# [Raw data]
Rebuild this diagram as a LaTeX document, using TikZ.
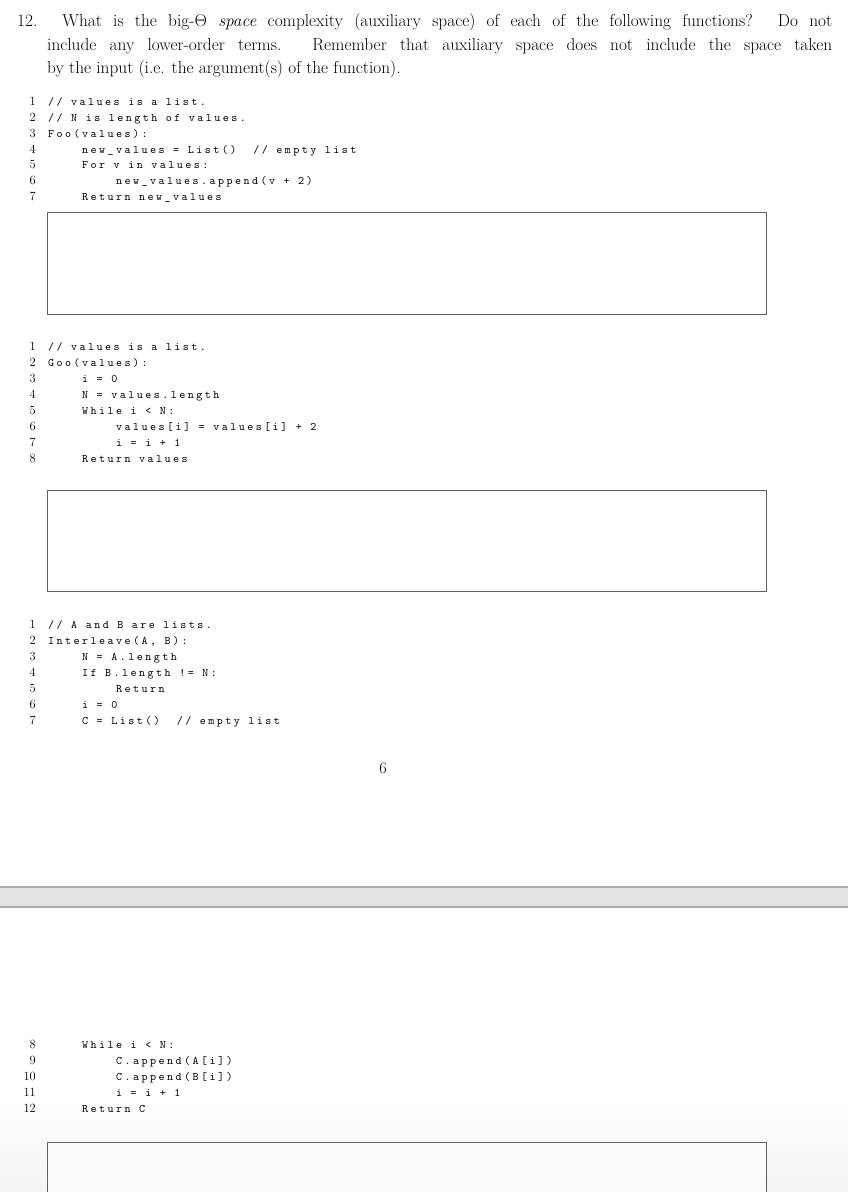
\documentclass[tikz,border=0pt]{standalone}
\usepackage{fontspec}
\newfontfamily\codefont{lmmono10-regular.otf}[LetterSpace=21.4]
\newcommand\codesetup{\codefont\fontsize{11.5}{14}\selectfont
  \fontdimen2\font=8.5pt\relax\fontdimen3\font=0pt\relax\fontdimen4\font=0pt\relax}
\tikzset{
  ln/.style={anchor=base east,inner sep=0pt,font=\fontsize{12.5}{14}\selectfont},
  cd/.style={anchor=base west,inner sep=0pt,font=\codesetup},
  hd/.style={anchor=base west,inner sep=0pt,font=\fontsize{17.3}{20}\selectfont},
  ans/.style={draw=gray!75!black,line width=0.9pt,fill=white}
}
\newcommand\codeline[4]{% y, number, indent, text
  \node[ln] (n#2x#1) at (36,-#1-4.5) {#2};
  \node[cd] (c#2x#1) at (48+8.5*#3,-#1-4.5) {#4};}
\begin{document}
\begin{tikzpicture}[x=1pt,y=1pt]
\useasboundingbox (0,0) rectangle (848,-1192);
\fill[white] (0,0) rectangle (848,-1192);
\shade[top color=white,bottom color=gray!9] (0,-1100) rectangle (848,-1192);
% heading
\node[hd] (h1) at (17,-26) {\makebox[815pt][s]{12. What is the big-$\Theta$ \textit{space} complexity (auxiliary space) of each of the following functions? Do not}};
\node[hd] (h2) at (47,-50) {\makebox[785pt][s]{include any lower-order terms. Remember that auxiliary space does not include the space taken}};
\node[hd] (h3) at (47,-73) {by the input (i.e. the argument(s) of the function).};
% block 1
\codeline{101}{1}{0}{// values is a list.}
\codeline{117}{2}{0}{// N is length of values.}
\codeline{133}{3}{0}{Foo(values):}
\codeline{149}{4}{4}{new\_values = List() ~// empty list}
\codeline{164}{5}{4}{For v in values:}
\codeline{180}{6}{8}{new\_values.append(v + 2)}
\codeline{196}{7}{4}{Return new\_values}
\node[ans,minimum width=719pt,minimum height=102pt,anchor=north west,inner sep=0pt] (b1) at (47,-212) {};
% block 2
\codeline{346}{1}{0}{// values is a list.}
\codeline{362}{2}{0}{Goo(values):}
\codeline{378}{3}{4}{i = 0}
\codeline{394}{4}{4}{N = values.length}
\codeline{410}{5}{4}{While i < N:}
\codeline{426}{6}{8}{values[i] = values[i] + 2}
\codeline{442}{7}{8}{i = i + 1}
\codeline{458}{8}{4}{Return values}
\node[ans,minimum width=719pt,minimum height=101pt,anchor=north west,inner sep=0pt] (b2) at (47,-490) {};
% block 3
\codeline{624}{1}{0}{// A and B are lists.}
\codeline{640}{2}{0}{Interleave(A, B):}
\codeline{656}{3}{4}{N = A.length}
\codeline{672}{4}{4}{If B.length != N:}
\codeline{688}{5}{8}{Return}
\codeline{704}{6}{4}{i = 0}
\codeline{720}{7}{4}{C = List() ~// empty list}
\node[font=\fontsize{16}{18}\selectfont,inner sep=0pt] (pg) at (383,-768) {6};
% page break bar
\fill[gray!22] (0,-886) rectangle (848,-908);
\draw[gray!65,line width=1.8pt] (0,-887) -- (848,-887) (0,-907) -- (848,-907);
% block 4
\codeline{1044}{8}{4}{While i < N:}
\codeline{1060}{9}{8}{C.append(A[i])}
\codeline{1076}{10}{8}{C.append(B[i])}
\codeline{1092}{11}{8}{i = i + 1}
\codeline{1108}{12}{4}{Return C}
\path[fill=white!97!gray,draw=gray!75!black,line width=0.9pt] (47,-1200) -- (47,-1142) -- (766,-1142) -- (766,-1200);
\end{tikzpicture}
\end{document}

# [Objective]
Without including any pictures, reproduce the listing exactly.

# [Written response]
Rebuild this diagram as a LaTeX document, using TikZ.
\documentclass[tikz,border=0pt]{standalone}
\usepackage{fontspec}
\newfontfamily\codefont{lmmono10-regular.otf}[LetterSpace=21.4]
\newcommand\codesetup{\codefont\fontsize{11.5}{14}\selectfont
  \fontdimen2\font=8.5pt\relax\fontdimen3\font=0pt\relax\fontdimen4\font=0pt\relax}
\tikzset{
  ln/.style={anchor=base east,inner sep=0pt,font=\fontsize{12.5}{14}\selectfont},
  cd/.style={anchor=base west,inner sep=0pt,font=\codesetup},
  hd/.style={anchor=base west,inner sep=0pt,font=\fontsize{17.3}{20}\selectfont},
  ans/.style={draw=gray!75!black,line width=0.9pt,fill=white}
}
\newcommand\codeline[4]{% y, number, indent, text
  \node[ln] (n#2x#1) at (36,-#1-4.5) {#2};
  \node[cd] (c#2x#1) at (48+8.5*#3,-#1-4.5) {#4};}
\begin{document}
\begin{tikzpicture}[x=1pt,y=1pt]
\useasboundingbox (0,0) rectangle (848,-1192);
\fill[white] (0,0) rectangle (848,-1192);
\shade[top color=white,bottom color=gray!9] (0,-1100) rectangle (848,-1192);
% heading
\node[hd] (h1) at (17,-26) {\makebox[815pt][s]{12. What is the big-$\Theta$ \textit{space} complexity (auxiliary space) of each of the following functions? Do not}};
\node[hd] (h2) at (47,-50) {\makebox[785pt][s]{include any lower-order terms. Remember that auxiliary space does not include the space taken}};
\node[hd] (h3) at (47,-73) {by the input (i.e. the argument(s) of the function).};
% block 1
\codeline{101}{1}{0}{// values is a list.}
\codeline{117}{2}{0}{// N is length of values.}
\codeline{133}{3}{0}{Foo(values):}
\codeline{149}{4}{4}{new\_values = List() ~// empty list}
\codeline{164}{5}{4}{For v in values:}
\codeline{180}{6}{8}{new\_values.append(v + 2)}
\codeline{196}{7}{4}{Return new\_values}
\node[ans,minimum width=719pt,minimum height=102pt,anchor=north west,inner sep=0pt] (b1) at (47,-212) {};
% block 2
\codeline{346}{1}{0}{// values is a list.}
\codeline{362}{2}{0}{Goo(values):}
\codeline{378}{3}{4}{i = 0}
\codeline{394}{4}{4}{N = values.length}
\codeline{410}{5}{4}{While i < N:}
\codeline{426}{6}{8}{values[i] = values[i] + 2}
\codeline{442}{7}{8}{i = i + 1}
\codeline{458}{8}{4}{Return values}
\node[ans,minimum width=719pt,minimum height=101pt,anchor=north west,inner sep=0pt] (b2) at (47,-490) {};
% block 3
\codeline{624}{1}{0}{// A and B are lists.}
\codeline{640}{2}{0}{Interleave(A, B):}
\codeline{656}{3}{4}{N = A.length}
\codeline{672}{4}{4}{If B.length != N:}
\codeline{688}{5}{8}{Return}
\codeline{704}{6}{4}{i = 0}
\codeline{720}{7}{4}{C = List() ~// empty list}
\node[font=\fontsize{16}{18}\selectfont,inner sep=0pt] (pg) at (383,-768) {6};
% page break bar
\fill[gray!22] (0,-886) rectangle (848,-908);
\draw[gray!65,line width=1.8pt] (0,-887) -- (848,-887) (0,-907) -- (848,-907);
% block 4
\codeline{1044}{8}{4}{While i < N:}
\codeline{1060}{9}{8}{C.append(A[i])}
\codeline{1076}{10}{8}{C.append(B[i])}
\codeline{1092}{11}{8}{i = i + 1}
\codeline{1108}{12}{4}{Return C}
\path[fill=white!97!gray,draw=gray!75!black,line width=0.9pt] (47,-1200) -- (47,-1142) -- (766,-1142) -- (766,-1200);
\end{tikzpicture}
\end{document}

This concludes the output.